The bedtime stories she read to me in my early years planted the seeds for later disappointment.
As I described yesterday, my mom inflicted upon me a host of bad notions and platitudes.
I wouldn’t be griping about it now, except for the fact that many of her “inculcations” have later proven to be severe obstacles in my ongoing journey toward school PR superstardom.
But first I should point out something.
By “my early years” I mean back when I was between 2 to 6 years-old.
“My early years” isn’t meant to imply that my mom was still reading to me back when I was 11, 17, or 25 years-old, for crying out loud.
Somehow I felt I’d better make this clear.
For sure, if my mom were alive today, she’d attempt to defend herself by saying this story was one of my favorites.
But this doesn’t mean she had the right to keep pushing its messages on me drip-by-drip, does it?
Of course not.
So, this one’s on you, mom.
Perhaps you’re acquainted with the tale.
A poor shoemaker and his wife had just one pair of shoes to sell and they couldn’t afford the materials to make any more. They were cold and hungry and the rent was past due. (They were really bad off, got it?)
Naturally, the shoemaker selflessly gave his last pair of “inventory” to the old woman.
Now, I’ll try to cut to the chase by telling you this tale proceeds with depictions of how a few elves then got busy in the wee hours of the night while the shoemaker and his wife were sleeping in order make spanking brand new pairs of shoes for the shoemaker and his wife to sell.
You can imagine how surprised the shoemaker and his wife were in the morning to discover that their inventory of shoes had grown considerably!
You can now imagine MY SURPRISE to discover much later in my life that things don’t actually work out this way in real-life.
There aren’t ever any magical elves around who’ll bail you out of a pressing deadline by doing your work.
I can’t believe I believed this for so long!

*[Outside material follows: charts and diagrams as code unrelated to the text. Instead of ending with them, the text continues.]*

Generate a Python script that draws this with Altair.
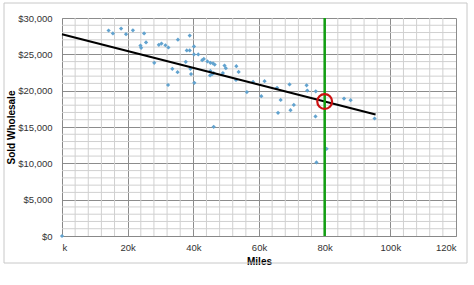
import altair as alt
import pandas as pd

miles_k = [14.2, 15.5, 18.0, 19.5, 21.6, 25.0, 23.9, 24.1, 25.6, 28.1,
           29.5, 30.3, 31.5, 32.4, 32.3, 33.6, 35.2, 35.3, 38.9, 38.0,
           38.9, 40.2, 40.2, 41.5, 37.7, 39.1, 39.3, 40.3, 42.7, 43.2,
           44.3, 45.2, 46.0, 46.5, 45.2, 45.7, 45.1, 46.2, 46.2, 49.0,
           49.5, 49.9, 53.1, 53.8, 53.0, 56.3, 58.2, 61.7, 60.7, 65.5,
           66.6, 65.8, 69.3, 70.6, 69.6, 74.5, 74.7, 77.3, 77.2, 85.9,
           87.9, 95.2, 80.6, 77.5, 0.0]
price_k = [28.28, 27.87, 28.55, 27.77, 28.31, 27.87, 26.21, 25.90, 26.63, 23.83,
           26.31, 26.49, 26.25, 25.94, 20.78, 23.01, 22.54, 27.01, 27.59, 25.53,
           25.53, 26.08, 24.98, 24.98, 23.97, 23.01, 22.29, 21.08, 24.19, 24.36,
           24.02, 23.84, 23.74, 23.60, 22.71, 22.27, 22.09, 22.43, 15.03, 22.43,
           23.46, 23.09, 23.37, 22.57, 21.47, 19.80, 21.20, 21.31, 19.24, 20.40,
           18.72, 16.96, 20.85, 18.03, 17.31, 20.74, 20.02, 19.91, 16.45, 18.92,
           18.69, 16.17, 12.00, 10.13, 0.00]

trend_miles = [0, 95500]
trend_price = [27770, 16720]

marker_miles = [80000]
marker_price = [18514]

x_major = [0, 20000, 40000, 60000, 80000, 100000, 120000]
y_major = [0, 5000, 10000, 15000, 20000, 25000, 30000]
x_minor = [v for v in range(0, 120001, 4000) if v % 20000 != 0]
y_minor = [v for v in range(0, 30001, 1000) if v % 5000 != 0]

pts = pd.DataFrame({"miles": [m * 1000 for m in miles_k],
                    "price": [p * 1000 for p in price_k]})
trend = pd.DataFrame({"miles": trend_miles, "price": trend_price})
marker = pd.DataFrame({"miles": marker_miles, "price": marker_price})

FONT = "Liberation Sans"

xscale = alt.Scale(domain=[0, 120000], nice=False, zero=True)
yscale = alt.Scale(domain=[0, 30000], nice=False, zero=True)

xaxis = alt.Axis(
    values=x_major,
    title="Miles",
    titleFont=FONT, titleFontSize=10, titleFontWeight="bold", titleColor="#000",
    titlePadding=5,
    labelFont=FONT, labelFontSize=9.5, labelColor="#333", labelPadding=6,
    labelOverlap=False,
    labelExpr="datum.value === 0 ? 'k' : format(datum.value/1000, 'd') + 'k'",
    ticks=False,
    domainColor="#888",
    gridColor="#8c8c8c", gridWidth=1, gridOpacity=1,
)
yaxis = alt.Axis(
    values=y_major,
    title="Sold Wholesale",
    titleFont=FONT, titleFontSize=10, titleFontWeight="bold", titleColor="#000",
    titleX=-46, titleY=109,
    labelFont=FONT, labelFontSize=9.5, labelColor="#333", labelPadding=10,
    labelOverlap=False,
    labelExpr="'$' + format(datum.value, ',')",
    ticks=False,
    domainColor="#888",
    gridColor="#8c8c8c", gridWidth=1, gridOpacity=1,
)

frame = alt.Chart(pd.DataFrame({"a": [0]})).mark_rect(
    fill="transparent", stroke="#c8c8c8", strokeWidth=1
).encode(x=alt.value(-58), x2=alt.value(405), y=alt.value(-15), y2=alt.value(245))

vgrid = alt.Chart(pd.DataFrame({"miles": x_minor})).mark_rule(
    color="#d0d0d0", strokeWidth=1
).encode(x=alt.X("miles:Q", scale=xscale, axis=xaxis))

hgrid = alt.Chart(pd.DataFrame({"price": y_minor})).mark_rule(
    color="#d0d0d0", strokeWidth=1
).encode(y=alt.Y("price:Q", scale=yscale, axis=yaxis))

points = alt.Chart(pts).mark_point(
    shape="diamond", filled=True, size=18, color="#62a3cf", opacity=1
).encode(
    x=alt.X("miles:Q", scale=xscale, axis=xaxis),
    y=alt.Y("price:Q", scale=yscale, axis=yaxis),
)

line = alt.Chart(trend).mark_line(color="#000000", strokeWidth=2).encode(
    x=alt.X("miles:Q", scale=xscale, axis=xaxis),
    y=alt.Y("price:Q", scale=yscale, axis=yaxis),
)

vline = alt.Chart(marker).mark_rule(color="#12a012", strokeWidth=2.5).encode(
    x=alt.X("miles:Q", scale=xscale, axis=xaxis),
)

circle = alt.Chart(marker).mark_point(
    shape="circle", filled=False, size=220, color="#cc1111", strokeWidth=2.2, opacity=1
).encode(
    x=alt.X("miles:Q", scale=xscale, axis=xaxis),
    y=alt.Y("price:Q", scale=yscale, axis=yaxis),
)

chart = alt.layer(frame, vgrid, hgrid, points, line, vline, circle).properties(
    width=394, height=218,
    autosize=alt.AutoSizeParams(type="none"),
    padding={"left": 62, "top": 18, "right": 18, "bottom": 49},
    background="white",
).configure_view(stroke=None)

chart.save("out.html", embed_options={"renderer": "svg", "actions": False})
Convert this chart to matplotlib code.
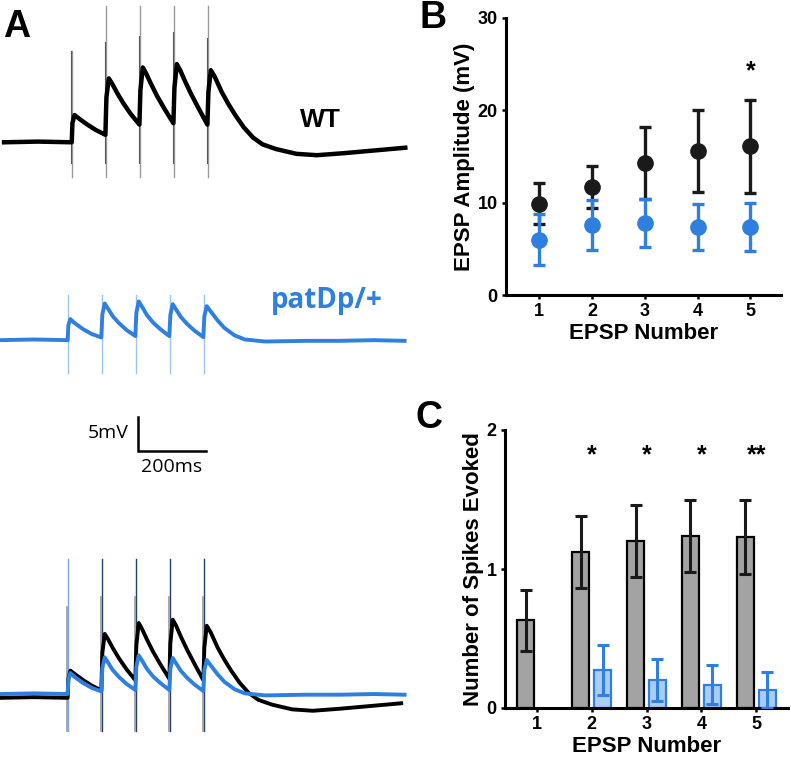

You’ve seen the expression Goals are Dreams with a Deadline.
What a fool I was for thinking (thanks to you-know-who) that I could ever go to bed at night after watching a big game on TV – and get up in the morning – and hope to see my most critical projects miraculously completed to perfection by elves overnight!
I’m embarrassed to admit it, but there have NEVER been any elves round over the years to help me out of a jam.
I’ve had to learn to rely on apps, not elves.
Luckily, there are great ones like:
Boomerang for Gmail (manage your email),
Trello (manage your projects),
and Basecamp (for teamwork).
I’ve just had to accept that all of them are secretly assisting other people, though.
And they’re making my life miserable by filling up my inbox every night while I sleep with all kinds of email messages, including some requesting to see how I’m coming along on my projects.